In your opinion, what should be the minimum requirements for a philosophy BA?

I generally think that this approach is wrongheaded. It takes the transfer of information to be primary, and everything else more or less falls behind.

It's true that US philosophy departments often have some kind of course requirements, but I don't think this indicates that they value 'transfer of information' over teaching the sorts of skills you mention. Rather, the course requirements are a means towards teaching those skills. After all, you can't just teach philosophical thinking, reading, and writing in the abstract - you have to give students some concrete content to work with - specific problems to think about, specific texts to read, topics to write about, etc.

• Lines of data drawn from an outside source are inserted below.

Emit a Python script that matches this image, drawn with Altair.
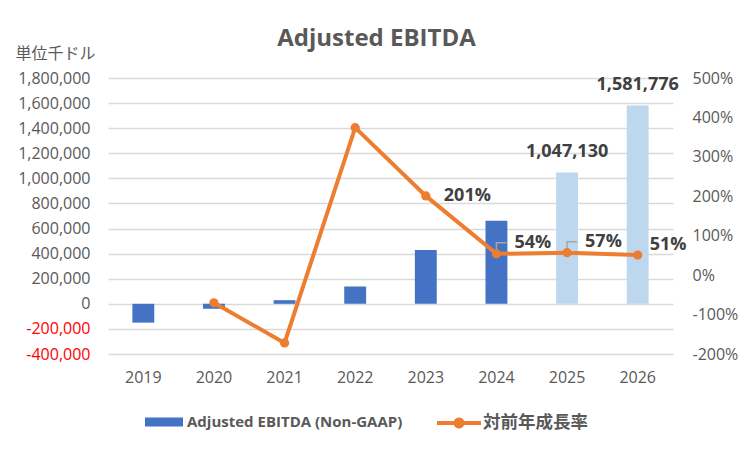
import altair as alt
import pandas as pd

years = ["2019", "2020", "2021", "2022", "2023", "2024", "2025", "2026"]
ebitda = [-150000, -40000, 29000, 138000, 428000, 662000, 1047130, 1581776]
kinds = ["Adjusted EBITDA (Non-GAAP)"] * 6 + ["Forecast"] * 2
growth = [None, -0.70, -1.72, 3.74, 2.01, 0.54, 0.57, 0.51]

left_ticks = list(range(-400000, 1800001, 200000))
right_ticks = [-2, -1, 0, 1, 2, 3, 4, 5]

bar_name = "Adjusted EBITDA (Non-GAAP)"
line_name = "対前年成長率"
unit_label = "単位千ドル"
title_text = "Adjusted EBITDA"

df = pd.DataFrame({
    "year": years,
    "ebitda": ebitda,
    "kind": kinds,
    "growth": growth,
    "series": [line_name] * len(years),
})

FONT = "Open Sans, Noto Sans CJK JP, sans-serif"
GRAY = "#595959"
DARK = "#404040"
ORANGE = "#ED7D31"
HYPHEN = "replace(datum.label, '\u2212', '-')"

x = alt.X("year:O", title=None,
          scale=alt.Scale(paddingInner=0.69, paddingOuter=0.345),
          axis=alt.Axis(labelAngle=0, ticks=False, domain=False, labelPadding=15,
                        labelFontSize=16, labelColor=GRAY, grid=False))

y_left = alt.Y("ebitda:Q", scale=alt.Scale(domain=[-400000, 1800000], nice=False, zero=False),
               axis=alt.Axis(values=left_ticks, format=",d", labelExpr=HYPHEN, ticks=False, domain=False,
                             labelPadding=18, labelFontSize=16,
                             labelColor={"expr": "datum.value < 0 ? '#FF0000' : '#595959'"},
                             grid=True, gridColor="#D9D9D9", gridWidth=1.3,
                             title=unit_label, titleAngle=0, titleX=-93, titleY=-20,
                             titleAlign="left", titleBaseline="alphabetic",
                             titleFontSize=16, titleFontWeight="normal", titleColor=GRAY))

y_right = alt.Y("growth:Q", scale=alt.Scale(domain=[-2, 5], nice=False, zero=False),
                axis=alt.Axis(orient="right", values=right_ticks, format=".0%", labelExpr=HYPHEN,
                              ticks=False, domain=False, labelPadding=19, labelFontSize=16,
                              labelColor=GRAY, grid=False, title=None))

base = alt.Chart(df)

bars = base.mark_bar().encode(
    x=x, y=y_left,
    color=alt.Color("kind:N",
                    scale=alt.Scale(domain=[bar_name, "Forecast"], range=["#4472C4", "#BDD7EE"]),
                    legend=alt.Legend(orient="none", legendX=37, legendY=325, title=None,
                                      values=[bar_name],
                                      symbolType="M-1,-0.237H1V0.237H-1Z", symbolSize=1444,
                                      symbolStrokeWidth=0, labelFontSize=15, labelFontWeight="bold",
                                      labelColor=GRAY, labelFont=FONT, labelLimit=400,
                                      padding=0, labelOffset=4)),
)

bar_text = base.transform_filter(alt.datum.kind == "Forecast").mark_text(
    dy=-15, baseline="alphabetic", fontSize=18, fontWeight="bold", color=DARK
).encode(x=x, y=y_left, text=alt.Text("ebitda:Q", format=","))

left = alt.layer(bars, bar_text)

line = base.mark_line(color=ORANGE, strokeWidth=4).encode(x=x, y=y_right)

points = base.mark_point(filled=True, size=85, opacity=1, strokeWidth=0).encode(
    x=x, y=y_right,
    color=alt.Color("series:N", scale=alt.Scale(domain=[line_name], range=[ORANGE]),
                    legend=alt.Legend(orient="none", legendX=329, legendY=323, title=None,
                                      symbolType="M-1,-0.09H1V0.09H-1Z M-0.25,0A0.25,0.25,0,1,1,0.25,0A0.25,0.25,0,1,1,-0.25,0Z",
                                      symbolSize=1936, symbolStrokeWidth=0,
                                      labelFontSize=17.5, labelColor=GRAY, labelFont=FONT,
                                      labelFontWeight="bold", labelLimit=400, padding=0, labelOffset=2)),
)

lab_common = dict(align="left", baseline="middle", fontSize=18, fontWeight="bold", color=DARK)
t1 = base.transform_filter(alt.datum.year == "2023").mark_text(dx=18, dy=0, **lab_common).encode(
    x=x, y=y_right, text=alt.Text("growth:Q", format=".0%"))
t2 = base.transform_filter(alt.FieldOneOfPredicate(field="year", oneOf=["2024", "2025"])).mark_text(
    dx=18, dy=-11, **lab_common).encode(x=x, y=y_right, text=alt.Text("growth:Q", format=".0%"))
t3 = base.transform_filter(alt.datum.year == "2026").mark_text(dx=12, dy=-10, **lab_common).encode(
    x=x, y=y_right, text=alt.Text("growth:Q", format=".0%"))

leaders = base.transform_filter(alt.FieldOneOfPredicate(field="year", oneOf=["2024", "2025"])).mark_point(
    shape="M0,-0.15V-1H0.9", filled=False, stroke="#A6A6A6", strokeWidth=1.5, size=484, opacity=1
).encode(x=x, y=y_right)

right = alt.layer(line, leaders, points, t1, t2, t3)

chart = alt.layer(left, right).resolve_scale(y="independent", color="independent").properties(
    width=565, height=276,
    title=alt.TitleParams(title_text, fontSize=24, fontWeight="bold", color=GRAY, anchor="middle",
                          dx=-14, dy=56, offset=31, baseline="alphabetic", font=FONT),
    autosize=alt.AutoSizeParams(type="none"),
    padding={"left": 100, "top": 70, "right": 72, "bottom": 90},
).configure(font=FONT).configure_view(stroke=None)

chart.save("out.html", embed_options={"renderer": "svg", "actions": False})
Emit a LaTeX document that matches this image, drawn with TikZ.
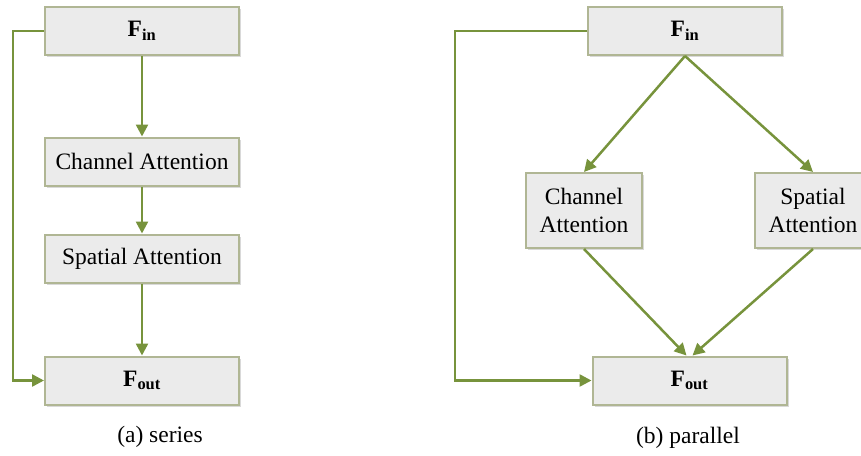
\documentclass[tikz,border=0pt]{standalone}
\usepackage{fontspec}
\setmainfont{Liberation Serif}
\usetikzlibrary{arrows.meta,shadows}
\definecolor{arrowgreen}{HTML}{77933C}
\definecolor{boxedge}{HTML}{B0B694}
\definecolor{boxfill}{HTML}{EBEBEB}
\begin{document}
\begin{tikzpicture}[x=1pt,y=-1pt,
    block/.style={draw=boxedge,line width=2pt,fill=boxfill,
        drop shadow={shadow xshift=2pt,shadow yshift=-2pt,opacity=0.3},
        inner sep=0pt,align=center,font=\fontsize{23.5}{28}\selectfont},
    wide/.style={block,minimum width=194pt,minimum height=48pt},
    tall/.style={block,minimum width=116pt,minimum height=75pt},
    flow/.style={draw=arrowgreen,line width=2.5pt,
        -{Triangle[length=12pt,width=12pt]}},
    caption/.style={font=\fontsize{23.5}{28}\selectfont}]
    \useasboundingbox (0,0) rectangle (861,455);
    \clip (0,0) rectangle (861,455);

    % (a) series
    \node[wide] (fina) at (142,31) {\textbf{F}\textsubscript{\textbf{in}}};
    \node[wide] (chna) at (142,161.5) {Channel Attention};
    \node[wide] (spaa) at (142,258.5) {Spatial Attention};
    \node[wide] (fouta) at (142,380.5) {\textbf{F}\textsubscript{\textbf{out}}};
    \coordinate (skipa) at (13,31);
    \draw[flow] (fina) -- (chna);
    \draw[flow] (chna) -- (spaa);
    \draw[flow] (spaa) -- (fouta);
    \draw[flow] (fina.west) -- (skipa) |- (fouta.west);
    \node[caption] (capa) at (160,437) {(a) series};

    % (b) parallel
    \node[wide] (finb) at (685,31) {\textbf{F}\textsubscript{\textbf{in}}};
    \node[tall] (chnb) at (584,210.5) {Channel\\Attention};
    \node[tall] (spab) at (813,210.5) {Spatial\\Attention};
    \node[wide] (foutb) at (689.5,380.5) {\textbf{F}\textsubscript{\textbf{out}}};
    \coordinate (skipb) at (455,31);
    \draw[flow] (finb.south) -- (chnb.north);
    \draw[flow] (finb.south) -- (spab.north);
    \draw[flow] (chnb.south) -- ([xshift=-3pt]foutb.north);
    \draw[flow] (spab.south) -- ([xshift=3pt]foutb.north);
    \draw[flow] (finb.west) -- (skipb) |- (foutb.west);
    \node[caption] (capb) at (688,438) {(b) parallel};
\end{tikzpicture}
\end{document}
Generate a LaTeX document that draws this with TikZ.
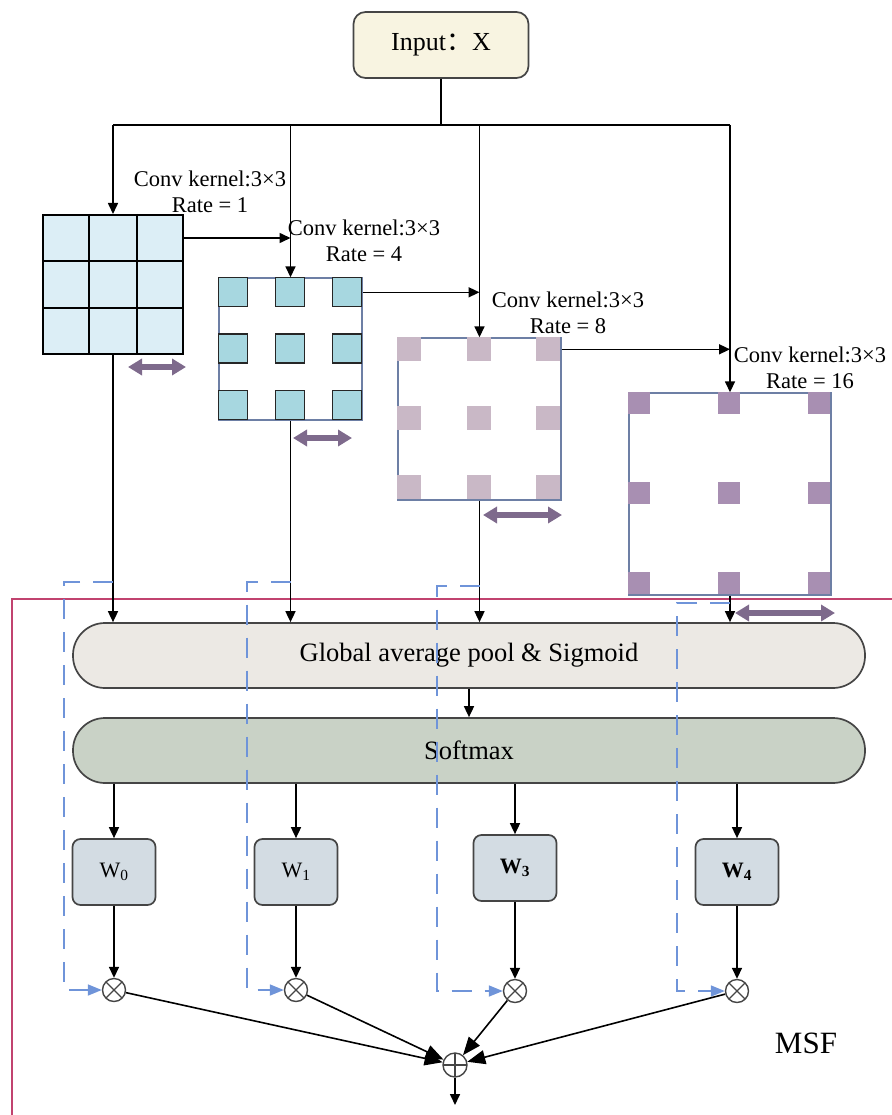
\documentclass[tikz,border=0pt]{standalone}
\usepackage{fontspec}
\setmainfont{Liberation Serif}
\newfontfamily\cjk{Noto Sans CJK SC}
\usetikzlibrary{arrows.meta,calc}

\definecolor{inputfill}{HTML}{F8F4E1}
\definecolor{edgegray}{HTML}{454545}
\definecolor{gonefill}{HTML}{DCEEF6}
\definecolor{gtwosq}{HTML}{A7D7E0}
\definecolor{gthreesq}{HTML}{C9B8C6}
\definecolor{gfoursq}{HTML}{A88FB2}
\definecolor{gridedge}{HTML}{6D7FA5}
\definecolor{poolfill}{HTML}{ECE9E4}
\definecolor{softfill}{HTML}{C9D2C6}
\definecolor{wfill}{HTML}{D3DCE3}
\definecolor{msfred}{HTML}{C1436F}
\definecolor{dashblue}{HTML}{6F94D9}
\definecolor{spanpurple}{HTML}{7E6A8C}

\tikzset{
  arr/.style={line width=1.6pt, -{Triangle[length=11pt,width=10pt]}},
  bigarr/.style={line width=1.6pt, -{Triangle[length=18pt,width=14pt]}},
  plain/.style={line width=1.6pt},
  gridbox/.style={rectangle, inner sep=0pt},
  lbl/.style={align=center, inner sep=0pt, font=\fontsize{22.5}{26}\selectfont},
  bandbox/.style={rectangle, rounded corners=32pt, draw=edgegray, line width=1.7pt,
    minimum width=792pt, minimum height=65pt, inner sep=0pt,
    font=\fontsize{26.5}{30}\selectfont},
  wbox/.style={rectangle, rounded corners=8pt, draw=edgegray, line width=1.7pt,
    fill=wfill, minimum width=83pt, minimum height=66pt, inner sep=0pt,
    font=\fontsize{22}{26}\selectfont},
  otimes/.style={circle, draw=edgegray, line width=1.4pt, minimum size=23pt, inner sep=0pt,
    path picture={\draw[line width=1.3pt, edgegray]
      (path picture bounding box.north west) -- (path picture bounding box.south east)
      (path picture bounding box.north east) -- (path picture bounding box.south west);}},
  oplus/.style={circle, draw=edgegray, line width=1.4pt, minimum size=24pt, inner sep=0pt,
    path picture={\draw[line width=1.3pt, edgegray]
      (path picture bounding box.north) -- (path picture bounding box.south)
      (path picture bounding box.east) -- (path picture bounding box.west);}},
  dashpath/.style={dashblue, line width=1.7pt, dash pattern=on 20pt off 13pt,
    -{Triangle[length=14pt,width=11pt]}},
  span/.style={spanpurple, line width=6pt,
    {Triangle[length=14pt,width=16pt]}-{Triangle[length=14pt,width=16pt]}},
}

\begin{document}
\begin{tikzpicture}[x=1pt,y=-1pt]
\useasboundingbox (0,0) rectangle (891,1115);

% input node
\node[rectangle, rounded corners=12pt, draw=edgegray, line width=1.7pt, fill=inputfill,
      minimum width=175pt, minimum height=66pt, font=\fontsize{26}{30}\selectfont]
      (inp) at (441,45) {Input{\cjk ：}X};

% dilated-convolution grids
\node[gridbox, fill=gonefill, draw=black, line width=2pt,
      minimum width=140pt, minimum height=139pt] (g1) at (113,284.5) {};
\foreach \f in {0.3333,0.6667}{
  \draw[line width=2pt] ($(g1.north west)!\f!(g1.north east)$) -- ($(g1.south west)!\f!(g1.south east)$);
  \draw[line width=2pt] ($(g1.north west)!\f!(g1.south west)$) -- ($(g1.north east)!\f!(g1.south east)$);
}

\node[gridbox, draw=gridedge, line width=1.4pt,
      minimum width=143pt, minimum height=142pt] (g2) at (290.5,349) {};
\foreach \i in {0,1,2}{\foreach \j in {0,1,2}{
  \draw[fill=gtwosq, draw=black!85, line width=1.6pt]
    ($(g2.north west)+(\i*57,\j*56.5)$) rectangle ++(29,29);
}}

\node[gridbox, draw=gridedge, line width=1.4pt,
      minimum width=163pt, minimum height=162pt] (g3) at (479.5,419) {};
\foreach \i in {0,1,2}{\foreach \j in {0,1,2}{
  \fill[gthreesq] ($(g3.north west)+(\i*69.5,\j*69)$) rectangle ++(24,24);
}}

\node[gridbox, draw=gridedge, line width=1.4pt,
      minimum width=202pt, minimum height=202pt] (g4) at (730,494) {};
\foreach \i in {0,1,2}{\foreach \j in {0,1,2}{
  \fill[gfoursq] ($(g4.north west)+(\i*90,\j*90)$) rectangle ++(22,22);
}}

% kernel labels
\node[lbl] (l1) at (210,192) {Conv kernel:3×3\\Rate = 1};
\node[lbl] (l2) at (364,241) {Conv kernel:3×3\\Rate = 4};
\node[lbl] (l3) at (568,313) {Conv kernel:3×3\\Rate = 8};
\node[lbl] (l4) at (810,368) {Conv kernel:3×3\\Rate = 16};

% receptive-field span markers
\draw[span] (128,367) -- (186,367);
\draw[span] (293,438) -- (352,438);
\draw[span] (483,515) -- (562,515);
\draw[span] (735,613) -- (835,613);

% MSF frame
\draw[msfred, line width=2pt] (12,1120) -- (12,599) -- (895,599);
\node[font=\fontsize{31}{34}\selectfont, inner sep=0pt] (msf) at (806,1043) {MSF};

% pooling and softmax bands
\node[bandbox, fill=poolfill] (gap) at (469,655.5) {Global average pool \& Sigmoid};
\node[bandbox, fill=softfill] (sm) at (469,750.5) {Softmax};

% weights, products and sum
\node[wbox] (w0) at (114,872) {W\textsubscript{0}};
\node[wbox] (w1) at (296,872) {W\textsubscript{1}};
\node[wbox] (w3) at (515,868) {\textbf{W\textsubscript{3}}};
\node[wbox] (w4) at (737,872) {\textbf{W\textsubscript{4}}};

\node[otimes] (m0) at (114,990) {};
\node[otimes] (m1) at (296,990) {};
\node[otimes] (m3) at (515,991) {};
\node[otimes] (m4) at (737,991) {};

\node[oplus] (sum) at (455,1065) {};
\coordinate (out) at (455,1105);

% input to grids through a shared bus
\coordinate (bus) at (441,125);
\draw[plain] (inp.south) -- (inp.south |- bus);
\draw[plain] (g1.north |- bus) -- (g4.north |- bus);
\draw[arr] (g1.north |- bus) -- (g1.north);
\draw[arr] (g2.north |- bus) -- (g2.north);
\draw[arr] (g3.north |- bus) -- (g3.north);
\draw[arr] (g4.north |- bus) -- (g4.north);

% cascade between grids
\draw[arr] ([yshift=-24pt]g1.north east) -- ([yshift=-24pt]g1.north east -| g2.north);
\draw[arr] ([yshift=-15pt]g2.north east) -- ([yshift=-15pt]g2.north east -| g3.north);
\draw[arr] ([yshift=-12pt]g3.north east) -- ([yshift=-12pt]g3.north east -| g4.north);

% grids to pooling
\draw[arr] (g1.south) -- (g1.south |- gap.north);
\draw[arr] (g2.south) -- (g2.south |- gap.north);
\draw[arr] (g3.south) -- (g3.south |- gap.north);
\draw[arr] (g4.south) -- (g4.south |- gap.north);

\draw[arr] (gap.south) -- (sm.north);

% softmax to weights to products
\draw[arr] (w0.north |- sm.south) -- (w0.north);
\draw[arr] (w1.north |- sm.south) -- (w1.north);
\draw[arr] (w3.north |- sm.south) -- (w3.north);
\draw[arr] (w4.north |- sm.south) -- (w4.north);
\draw[arr] (w0) -- (m0);
\draw[arr] (w1) -- (m1);
\draw[arr] (w3) -- (m3);
\draw[arr] (w4) -- (m4);

% skip paths carrying the branch features
\draw[dashpath] (g1.south |- 0,582) -- (64,582) -- (64,990) -- (m0.west);
\draw[dashpath] (g2.south |- 0,582) -- (247,582) -- (247,990) -- (m1.west);
\draw[dashpath] (g3.south |- 0,586) -- (437,586) -- (437,991) -- (m3.west);
\draw[dashpath] (g4.south |- 0,603) -- (677,603) -- (677,991) -- (m4.west);

% products to sum
\draw[bigarr] (m0) -- (sum);
\draw[bigarr] (m1) -- (sum);
\draw[bigarr] (m3) -- (sum);
\draw[bigarr] (m4) -- (sum);
\draw[arr] (sum) -- (out);
\end{tikzpicture}
\end{document}
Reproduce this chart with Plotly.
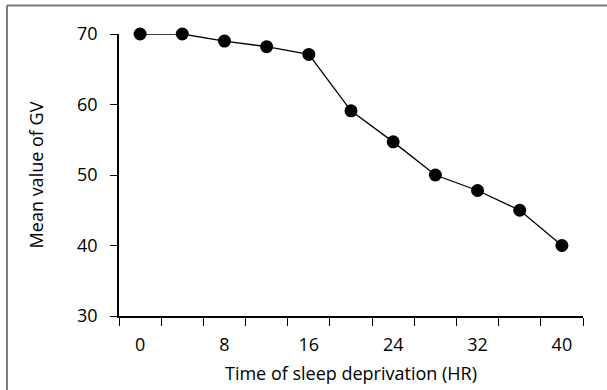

Having some kind of structured curriculum is a way of having students engage with content in a way that isn't completely chaotic and frustrating (e.g., throwing students into a contemporary philosophy of language class without knowing any formal logic.) Likewise, forcing students to take classes in different areas of philosophy is a means of having them exercise different kinds of skills.

Indeed, of the philosophy departments I've seen, the emphasis is on acquiring the skills you mention instead of mastering content. After all, philosophy departments know that most of their undergrads won't become philosophers, and they have to make themselves marketable to students who think the humanities are useless. So undergraduate programs often emphasize teaching 'transferable skills' that will make them employable.